SUTTON v. CUPPAY
Court of Appeal of Louisiana (1949)
Facts
- James R. Sutton entered into a contract on September 5, 1947, to purchase real estate from Henry H.
- Cuppay for $4,200, with the sale to be finalized by October 15, 1947.
- However, due to a hurricane in September 1947, the property sustained damage before the title transfer was completed on November 29, 1947.
- Cuppay had previously obtained insurance for storm damage but did not include any provisions regarding the damage or insurance proceeds in the sale document.
- During the closing meeting, Sutton and Cuppay discussed the damage, and Sutton claimed that they verbally agreed Cuppay would pursue the insurance claim and turn over the proceeds to him.
- Cuppay later collected $271 from the insurance company but refused to pay Sutton, leading Sutton to file suit in the First City Court of New Orleans on August 2, 1948, to recover the funds.
- Cuppay responded by claiming the suit lacked merit because the written sale agreement did not include such terms.
- The trial court dismissed Sutton's suit, prompting him to appeal the decision.
Issue
- The issue was whether the verbal agreement regarding the distribution of insurance proceeds was enforceable despite the absence of such terms in the written sales contract.
Holding — Janvier, J.
- The Court of Appeal of Louisiana held that the verbal agreement regarding the insurance proceeds was enforceable, and therefore, Sutton was entitled to the amount collected by Cuppay from the insurance company.
Rule
- Parol evidence may be admitted to establish the true consideration of a written contract, even if it contradicts the written terms, particularly regarding agreements made at the time of contract execution.
Reasoning
- The court reasoned that while written agreements typically take precedence over verbal agreements, parol evidence can be admitted to show the true consideration for a written contract.
- The court noted that the discussions at the closing clearly indicated that Sutton and Cuppay had an agreement concerning the storm damage proceeds.
- The evidence presented demonstrated that Sutton had agreed to accept the property as damaged in exchange for the insurance proceeds.
- Moreover, the court found that Cuppay's testimony was not credible, as it contradicted witness statements and the established facts surrounding the insurance claim.
- Consequently, the court concluded that the exception raised by Cuppay was not valid, and Sutton was entitled to the insurance payment collected by Cuppay.
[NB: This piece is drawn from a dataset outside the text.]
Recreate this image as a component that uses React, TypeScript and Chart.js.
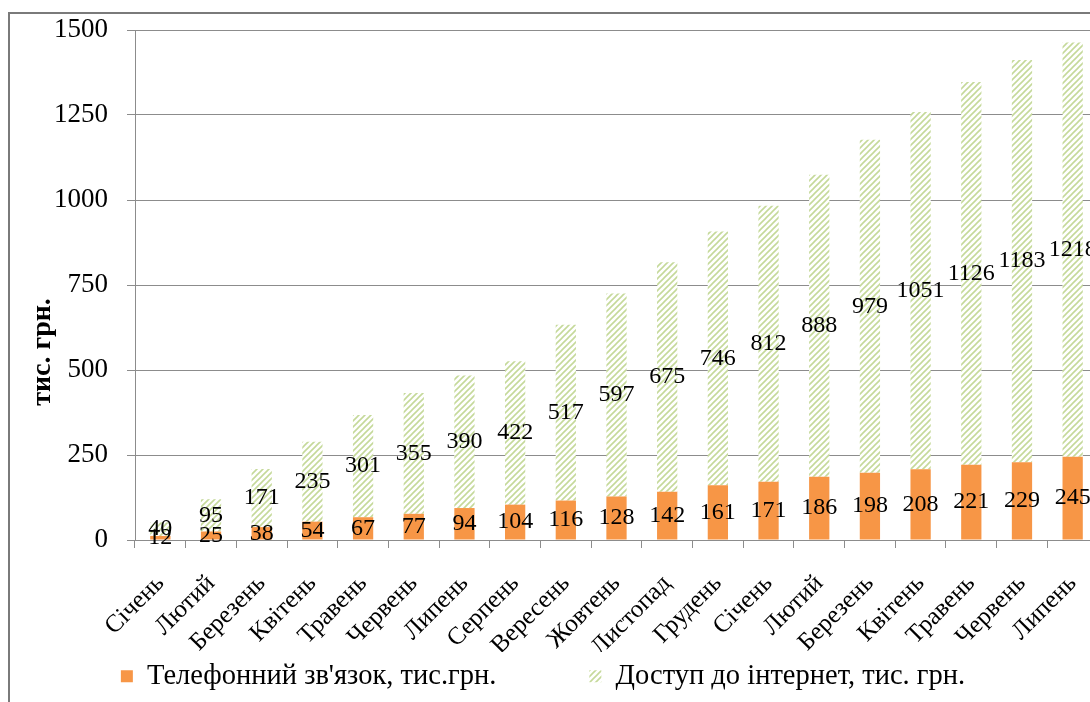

Deep Dive: How the Court Reached Its Decision
Court's Analysis of Parol Evidence
The court acknowledged that, under Louisiana law, written agreements generally take precedence over verbal agreements. However, it recognized an important exception: parol evidence may be admitted to indicate the true consideration for a written contract, even if that evidence contradicts the written terms. This principle is grounded in the idea that the written instrument may not fully capture the parties' intent or the actual circumstances surrounding the agreement. The court specifically cited Article 1900 of the Louisiana Civil Code, which allows for oral evidence to prove the true reason or cause for the creation of a contract. The court noted that this flexibility in admitting parol evidence is particularly relevant when the verbal agreement pertains to matters discussed at the time of contract execution. In this instance, the discussions between Sutton and Cuppay at the time of the sale included the topic of the storm damage and the associated insurance proceeds, thus supporting the admissibility of the parol evidence presented by Sutton.
Assessment of Credibility
The court evaluated the credibility of the testimonies presented, particularly focusing on Cuppay's statements about the agreement reached at the closing. Cuppay claimed that Sutton had refused to take over the insurance policy and instead instructed him to make repairs. However, the court found that Cuppay's narrative was inconsistent with other evidence, including witness statements and Sutton's account of the events. The court pointed out that Mr. Walter F. Weidig, the real estate agent involved, corroborated Sutton's version of events, indicating that there was indeed an agreement for Cuppay to pursue the insurance claim and to turn over any proceeds to Sutton. Additionally, testimonies from tenants indicated that little to no repairs were made, contradicting Cuppay’s claims of having used the insurance money for repairs. Ultimately, the court determined that Cuppay's testimony was not credible, thereby reinforcing Sutton’s entitlement to the insurance proceeds.
Conclusion of the Court
In light of the admissible parol evidence and the credibility assessment, the court concluded that the agreement regarding the insurance proceeds was valid and enforceable. The discussions at the time of the sale clearly indicated that both parties had contemplated the storm damage and had reached a mutual understanding that Sutton would receive any insurance payments made as a result of the claim. The court reversed the trial court's dismissal of Sutton's suit, emphasizing that the evidence overwhelmingly supported Sutton's position. Consequently, the court ordered that judgment be entered in favor of Sutton for the amount he was owed from Cuppay, thus affirming the enforceability of verbal agreements made during the execution of a written contract when relevant to the parties' actual intentions. The ruling underscored the court's commitment to ensuring that the true intent of the parties is honored, even when it diverges from the formal written document.